23 Maggio 1992

Fa caldo, c'è afa.
"Papà vado a radermi che poi vado a lavorare."
Lo urlo quasi, spostandomi verso il bagno; in salotto il papà sta guardando la tv con le persiane tutte abbassate, nella speranza faccia un po'di fresco.
È primavera ma sembra estate piena, è maggio, il 23 ma sembra luglio. Io come sempre negli ultimi tre anni ho iniziato la stagione estiva, quest'anno un po' di fretta per il caldo anticipato. Entro i primi di giugno del 1992 dovrò sostenere gli esami di qualifica presso l'Istituto Alberghiero, primo step del mio percorso istruttivo-professionale.
Papà dal salotto risponde.
"Ti chiamo io quando sono le 18.30, così fai in tempo."
Sento la musica di uno di quei telefilm in replica, che passano solo quando non c'è nessuno a guardare la TV. La sigla è la stessa di altri momenti di bassa stagione televisiva.
Sento parti di dialogo mentre riempio il lavandino e sciacquo il rasoio. L'acqua, il toc del rasoio sul bordo del lavandino, dialogo. Si ripetono le azioni una, due, tre volte. Sigla del tg, forte, decisa, improvvisa.
"Giancarlo, vieni!"
È già ora di andare, sono tardi?
Il tono di papà era però perentorio, un ordine, velato da una tonalità triste.

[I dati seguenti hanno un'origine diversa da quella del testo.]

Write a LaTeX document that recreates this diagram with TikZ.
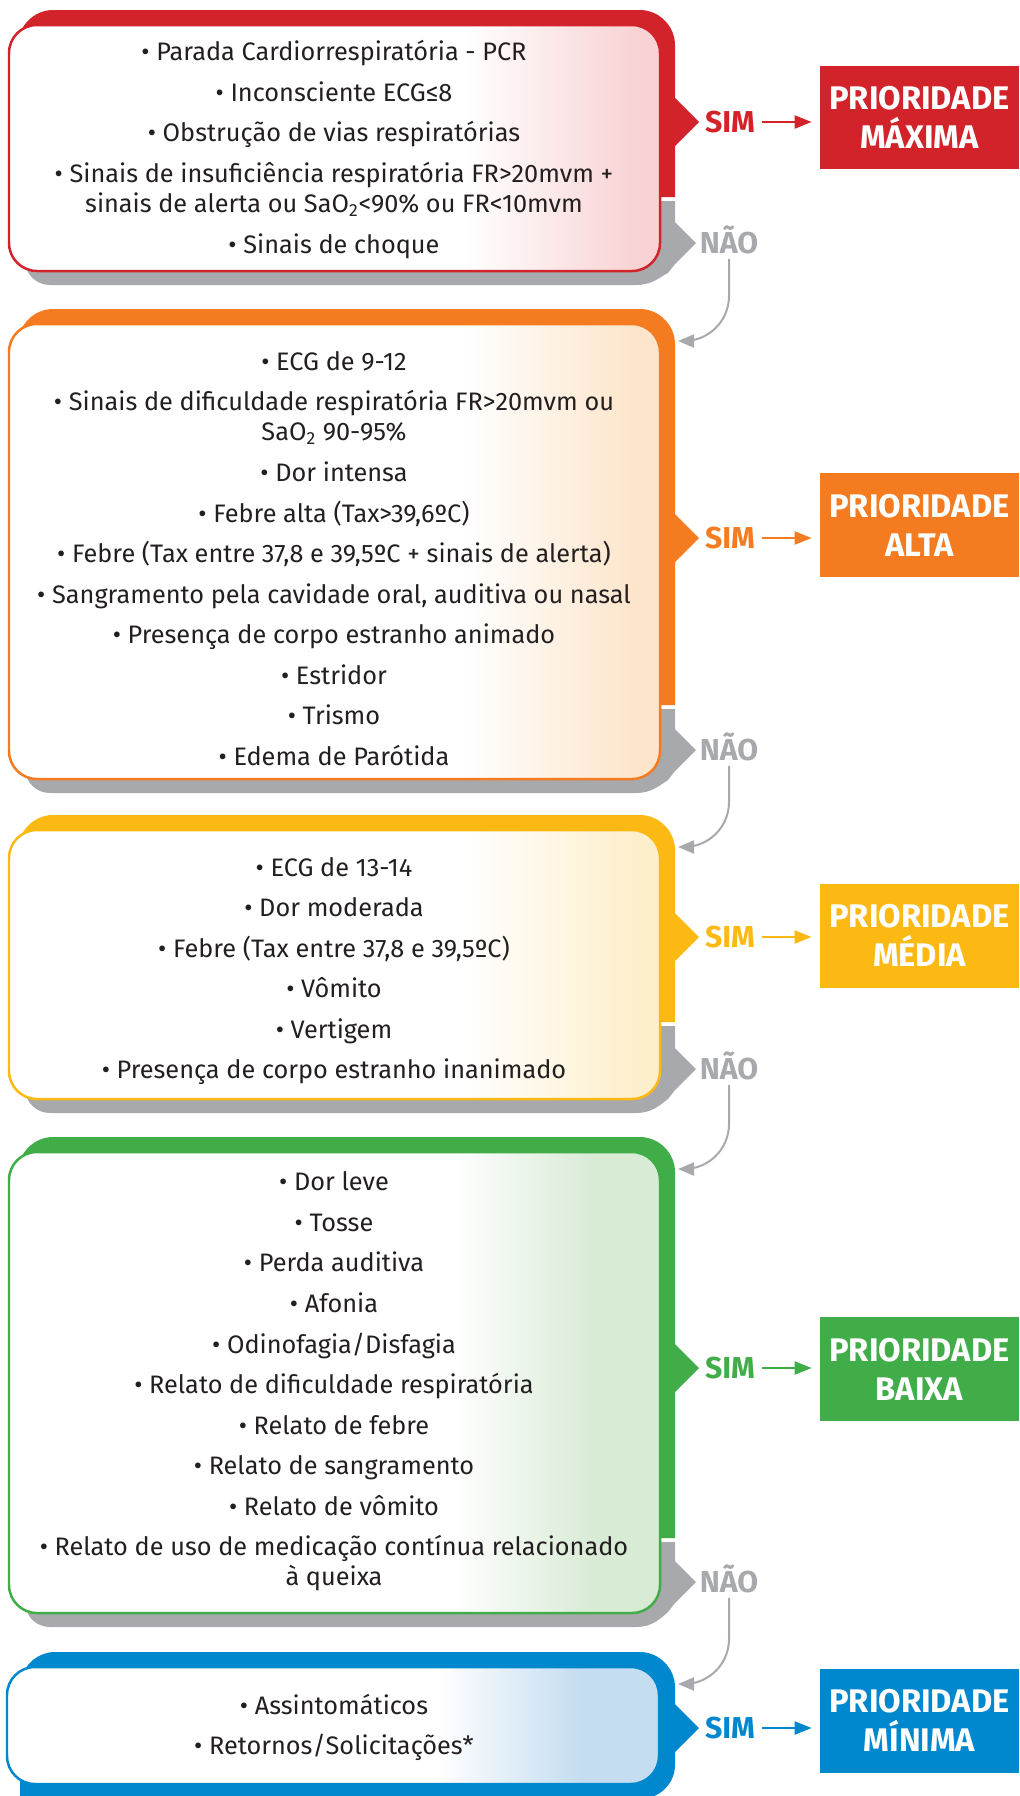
\documentclass[tikz,border=0pt]{standalone}
\usepackage{fontspec}
\setmainfont{Fira Sans}
\usetikzlibrary{arrows.meta}

\definecolor{c1}{HTML}{D2232A} \definecolor{c2}{HTML}{F47B20} \definecolor{c3}{HTML}{FDB913}
\definecolor{c4}{HTML}{41AD49} \definecolor{c5}{HTML}{0088CE}
\definecolor{t1}{HTML}{F9D3D4} \definecolor{t2}{HTML}{FDE5CB} \definecolor{t3}{HTML}{FEEFCC}
\definecolor{t4}{HTML}{D8EBD5} \definecolor{t5}{HTML}{C4DDF1}
\pgfdeclarehorizontalshading{fade1}{100bp}{color(0bp)=(white); color(60bp)=(white); color(73bp)=(t1); color(100bp)=(t1)}
\pgfdeclarehorizontalshading{fade2}{100bp}{color(0bp)=(white); color(60bp)=(white); color(73bp)=(t2); color(100bp)=(t2)}
\pgfdeclarehorizontalshading{fade3}{100bp}{color(0bp)=(white); color(60bp)=(white); color(73bp)=(t3); color(100bp)=(t3)}
\pgfdeclarehorizontalshading{fade4}{100bp}{color(0bp)=(white); color(59bp)=(white); color(70bp)=(t4); color(100bp)=(t4)}
\pgfdeclarehorizontalshading{fade5}{100bp}{color(0bp)=(white); color(58bp)=(white); color(69bp)=(t5); color(100bp)=(t5)}

\begin{document}
\begin{tikzpicture}[x=0.02cm, y=-0.02cm, every node/.style={inner sep=0pt}]
  \definecolor{cinza}{HTML}{A7A9AC} \definecolor{texto}{HTML}{231F20}
  \tikzstyle{lista}=[align=center, text=texto, font=\fontsize{14.4}{17.07}\selectfont]
  \tikzstyle{caixa}=[line width=0.05cm, rounded corners=0.56cm]
  \tikzstyle{rotulo}=[font=\fontsize{17.2}{19}\selectfont\bfseries]
  \tikzstyle{prio}=[minimum width=3.98cm, minimum height=2.08cm, align=center, text=white, font=\fontsize{18.6}{22.2}\selectfont\bfseries]
  \tikzstyle{seta}=[-{Triangle[length=0.34cm,width=0.26cm]}, line width=0.04cm, shorten <=0.14cm, shorten >=0.16cm]
  \tikzstyle{setanao}=[-{Triangle[length=0.32cm,width=0.26cm]}, cinza, line width=0.04cm, rounded corners=0.9cm, shorten <=0.1cm]
  \useasboundingbox (0,0) rectangle (1019,1796);

  \foreach \i/\ytopo/\ycor/\ysim/\ynao/\ycaixa in {1/10/197/122/243/271, 2/309/705/538/750/779, 3/815/1022/937/1069/1099, 4/1137/1538/1368/1582/1613} {
    % painel colorido
    \fill[c\i] (18,\ycor) -- (18,\ytopo+35) .. controls (18,\ytopo+16) and (34,\ytopo) .. (53,\ytopo) -- (640,\ytopo) .. controls (659,\ytopo) and (675,\ytopo+16) .. (675,\ytopo+35) -- (675,\ysim-24) -- (699,\ysim) -- (675,\ysim+24) -- (675,\ycor) -- cycle;
    % sombra
    \fill[cinza] (25,\ycor+4) -- (675,\ycor+4) -- (675,\ynao-21) -- (696,\ynao) -- (675,\ynao+21) -- (668,\ynao+30) .. controls (660,\ycaixa+6) and (652,\ycaixa+14) .. (636,\ycaixa+14) -- (50,\ycaixa+14) .. controls (36,\ycaixa+14) and (25,\ycaixa+3) .. (25,\ycaixa-11) -- cycle;
    \shadedraw[caixa, draw=c\i, shading=fade\i] (9,\ytopo+15) rectangle (660,\ycaixa);
  }
  \fill[c5] (20,1799) -- (20,1687) .. controls (20,1668) and (36,1652) .. (55,1652) -- (640,1652) .. controls (659,1652) and (675,1668) .. (675,1687) -- (675,1704) -- (699,1728) -- (675,1752) -- (675,1765) .. controls (675,1784) and (659,1799) .. (640,1799) -- cycle;
  \shadedraw[caixa, draw=c5, shading=fade5] (7,1667) rectangle (659,1784);

  \node[lista] (lista1) at (334,149.5) {• Parada Cardiorrespiratória - PCR\\[6pt]
    • Inconsciente ECG≤8\\[6pt]
    • Obstrução de vias respiratórias\\[6pt]
    • Sinais de insuficiência respiratória FR>20mvm +\\
    sinais de alerta ou SaO\textsubscript{2}<90\% ou FR<10mvm\\[6pt]
    • Sinais de choque};
  \node[lista] (lista2) at (334,558.5) {• ECG de 9-12\\[6pt]
    • Sinais de dificuldade respiratória FR>20mvm ou\\
    SaO\textsubscript{2} 90-95\%\\[6pt]
    • Dor intensa\\[6pt]
    • Febre alta (Tax>39,6ºC)\\[6pt]
    • Febre (Tax entre 37,8 e 39,5ºC + sinais de alerta)\\[6pt]
    • Sangramento pela cavidade oral, auditiva ou nasal\\[6pt]
    • Presença de corpo estranho animado\\[6pt]
    • Estridor\\[6pt]
    • Trismo\\[6pt]
    • Edema de Parótida};
  \node[lista] (lista3) at (334,971) {• ECG de 13-14\\[6pt]
    • Dor moderada\\[6pt]
    • Febre (Tax entre 37,8 e 39,5ºC)\\[6pt]
    • Vômito\\[6pt]
    • Vertigem\\[6pt]
    • Presença de corpo estranho inanimado};
  \node[lista] (lista4) at (334,1381.5) {• Dor leve\\[6pt]
    • Tosse\\[6pt]
    • Perda auditiva\\[6pt]
    • Afonia\\[6pt]
    • Odinofagia/Disfagia\\[6pt]
    • Relato de dificuldade respiratória\\[6pt]
    • Relato de febre\\[6pt]
    • Relato de sangramento\\[6pt]
    • Relato de vômito\\[6pt]
    • Relato de uso de medicação contínua relacionado\\
    à queixa};
  \node[lista] (lista5) at (334,1727.5) {• Assintomáticos\\[6pt]
    • Retornos/Solicitações*};

  \foreach \i/\ysim/\yprio/\nivel in {1/122/117.5/MÁXIMA, 2/538/525/ALTA, 3/937/935.5/MÉDIA, 4/1368/1369/BAIXA, 5/1728/1720.5/MÍNIMA} {
    \node[rotulo, text=c\i] (sim\i) at (730,\ysim) {SIM};
    \node[prio, fill=c\i] (prio\i) at (919.5,\yprio) {PRIORIDADE\\\nivel};
    \draw[seta, c\i] (sim\i.east) -- (sim\i.east -| prio\i.west);
  }
  \foreach \i/\j/\ynao/\yentra in {1/2/243/341, 2/3/750/847, 3/4/1069/1169, 4/5/1582/1684} {
    \node[rotulo, text=cinza, anchor=base] (nao\i) at (729,\ynao+10) {NÃO};
    \coordinate (entra\j) at (678,\yentra);
    \draw[setanao] (nao\i.south) |- (entra\j);
  }
\end{tikzpicture}
\end{document}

Entro in salotto col viso per metà coperto di schiuma.
"Ascolta, guarda!"
Mi giro verso la tv, vedo papà serio, preoccupato, con la fronte aggrottata.
Ascolto. Vedo.
Macerie. Pietre. Bitume. Fumo.
Vedo. Ascolto.
Persone. Persone. 
Chi in divisa, chi vestiti come me, chi piange, chi scava, chi parla.

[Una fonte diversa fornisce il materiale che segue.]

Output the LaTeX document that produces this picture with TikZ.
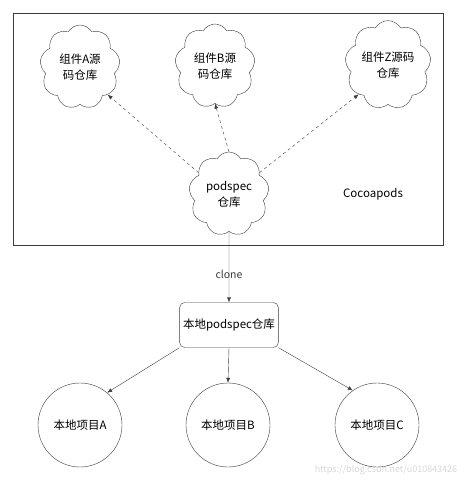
\documentclass[tikz,border=0pt]{standalone}
\usepackage{fontspec}
\setmainfont{Noto Sans CJK SC}
\usepackage{tikz}
\usetikzlibrary{shapes,shapes.symbols,arrows.meta,positioning,calc}
\definecolor{linegray}{RGB}{60,60,60}
\definecolor{markgray}{RGB}{215,215,215}

\begin{document}
\begin{tikzpicture}[
    x=1pt, y=-1pt,
    repo/.style={draw=linegray, cloud, cloud puffs=9, cloud puff arc=120, aspect=0.95,
        minimum width=80pt, minimum height=84pt, inner sep=0pt, align=center,
        font=\fontsize{11.5}{16}\selectfont},
    localbox/.style={draw=linegray, rounded corners=5pt, minimum width=95pt, minimum height=45pt,
        font=\fontsize{11.5}{13}\selectfont},
    project/.style={draw=linegray, circle, minimum size=84pt, inner sep=0pt,
        font=\fontsize{11.5}{13}\selectfont},
    dep/.style={-{Latex[length=5pt,width=4pt]}, linegray, dashed, thin},
    flow/.style={-{Latex[length=5pt,width=4pt]}, linegray, thin}
]
\useasboundingbox (0,0) rectangle (474,482);

% Cocoapods frame
\draw[linegray, semithick] (13,13) rectangle (443,245);
\node[font=\fontsize{11.5}{13}\selectfont] (cocoapods) at (373,194) {Cocoapods};

% source repos
\node[repo] (repoA) at (80,67) {组件A源\\码仓库};
\node[repo] (repoB) at (215,66) {组件B源\\码仓库};
\node[repo] (repoZ) at (388,65) {组件Z源码\\仓库};
\node[repo] (specs) at (229,194) {podspec\\仓库};

% local side
\node[localbox] (localspecs) at (229,325) {本地podspec仓库};
\node[project] (projA) at (80,425) {本地项目A};
\node[project] (projB) at (228,425) {本地项目B};
\node[project] (projC) at (377,425) {本地项目C};

% dashed links to source repos
\draw[dep] (specs.145) -- (repoA.-45);
\draw[dep] (specs.north) -- (repoB.south);
\draw[dep] (specs.35) -- (repoZ.-135);

% clone
\draw[flow] (specs.south) -- node[pos=0.6, text=linegray, font=\fontsize{10.5}{12}\selectfont] (clonelabel) {clone} (localspecs.north);

% local projects
\draw[flow] (localspecs.south west) -- (projA.50);
\draw[flow] (localspecs.south) -- (projB.north);
\draw[flow] (localspecs.south east) -- (projC.125);

% watermark
\node[markgray, font=\fontsize{9}{11}\selectfont] (mark) at (386,470) {https://blog.csdn.net/u010843426};
\end{tikzpicture}
\end{document}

Papà non parla, è chiuso in un mutismo di massima attenzione e preoccupazione.
Mi siedo vicino a lui.
Vedo. Ascolto.
Rottami di auto. Fumo.
Le telecamere riprendono due cartelli autostradali verdi; uno dice Palermo, l'altro Capaci, sotto un cratere, un buco in cui è caduto un pezzo di Paese.
La voce del cronista racconta, annaspa, spiega, trema.
Recita nomi.
Giovanni Falcone.
Francesca Morvillo.
Rocco Di Cillo.
Vito Schifani.
Antonio Montinaro.
Nomi che chi ha la mia età, anche in quel 23 maggio 1992 alle ore 17:58, conosce bene, a memoria quasi. Li conosce anche il papà che ha gli occhi lucidi. Scuote la testa.

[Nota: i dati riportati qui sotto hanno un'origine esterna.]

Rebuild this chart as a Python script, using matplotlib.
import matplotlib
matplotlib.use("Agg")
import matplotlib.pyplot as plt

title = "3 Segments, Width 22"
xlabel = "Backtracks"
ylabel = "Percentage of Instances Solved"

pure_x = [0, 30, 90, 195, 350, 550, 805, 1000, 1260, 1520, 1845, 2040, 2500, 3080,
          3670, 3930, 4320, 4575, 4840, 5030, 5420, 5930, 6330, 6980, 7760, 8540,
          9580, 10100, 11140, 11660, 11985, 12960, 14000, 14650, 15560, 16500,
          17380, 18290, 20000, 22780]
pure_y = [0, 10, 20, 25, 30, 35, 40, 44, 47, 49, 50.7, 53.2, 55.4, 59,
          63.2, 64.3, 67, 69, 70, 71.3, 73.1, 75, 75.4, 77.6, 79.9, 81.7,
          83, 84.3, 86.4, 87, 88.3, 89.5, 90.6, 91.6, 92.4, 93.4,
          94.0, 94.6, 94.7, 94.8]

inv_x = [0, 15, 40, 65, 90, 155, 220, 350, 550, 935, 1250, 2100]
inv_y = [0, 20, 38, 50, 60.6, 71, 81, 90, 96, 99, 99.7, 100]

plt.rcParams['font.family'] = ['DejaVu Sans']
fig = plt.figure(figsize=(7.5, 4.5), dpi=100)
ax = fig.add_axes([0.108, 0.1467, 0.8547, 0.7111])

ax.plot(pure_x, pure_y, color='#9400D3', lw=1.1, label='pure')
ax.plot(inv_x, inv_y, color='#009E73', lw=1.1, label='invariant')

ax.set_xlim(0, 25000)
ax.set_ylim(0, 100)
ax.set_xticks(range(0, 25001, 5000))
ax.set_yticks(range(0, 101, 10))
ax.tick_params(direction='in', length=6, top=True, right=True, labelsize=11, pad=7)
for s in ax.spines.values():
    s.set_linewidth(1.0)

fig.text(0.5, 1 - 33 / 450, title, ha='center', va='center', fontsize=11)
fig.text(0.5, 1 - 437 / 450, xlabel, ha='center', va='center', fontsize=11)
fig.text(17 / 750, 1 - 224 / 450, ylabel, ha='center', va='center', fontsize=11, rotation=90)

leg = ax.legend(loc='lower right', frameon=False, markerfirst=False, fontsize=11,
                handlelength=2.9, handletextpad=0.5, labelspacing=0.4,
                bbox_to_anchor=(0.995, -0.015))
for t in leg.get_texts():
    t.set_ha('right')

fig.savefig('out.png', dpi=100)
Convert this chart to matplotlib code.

"Giancarlo, non sono tutti così sai? Io li ho fatto il militare fra gente per bene. Amici...."
Piange. So che è affezionato a Palermo, so che li ha fatto la prima parte del servizio di leva negli anni '50. So che si è trovato come a casa, lui veneto in Sicilia.
"Lo so papà, ma sono cambiati i tempi e le persone."
Il giudice Falcone era all'epoca il giudice del maxi processo, la dottoressa Morvillo la moglie che viaggiava con lui, gli altri sono i nomi degli agenti componenti la scorta del giudice.
Alle 17.58 sono diventati all'improvviso tutti angeli per mano della mafia che combattevano e che nonostante tutto continuano a  combattere ancora.
Ho pulito il viso di corsa e ho smesso di radermi. Non ne avevo voglia.
Il 23 maggio 1992 alle 17.58 la mafia ha ucciso dei servitori della patria che si erano giustamente posti dalla parte della legalità, dei giusti.
Quell'attentato ha cambiato il mio esame, il mio tema scritto, la percezione della mia generazione delle cose. Ha chiarito infine quanto già sosteneva Peppino Impastato, che la mafia è una montagna di merda. Ha dato una coscienza agli italiani, addirittura privi in quei giorni orribili di un Capo dello Stato dopo le dimissioni di Cossiga.
È la data che difficilmente si potrà cancellare, immagini che anticiperanno già D'Amelio, altro giudice, altri agenti di scorta uccisi dalla mafia, che non ha avuto in cambio il silenzio che cercava, no.
Quel pomeriggio andai al lavoro silenzioso, servendo a tavoli composti da persone che non avevano voglia di ridere, né sorridere. Gli sguardi smarriti erano rivolti alle televisioni.
Guardai il collega siciliano vicino a me, pensai a mio padre e pensai che aveva ragione, non sono tutti così.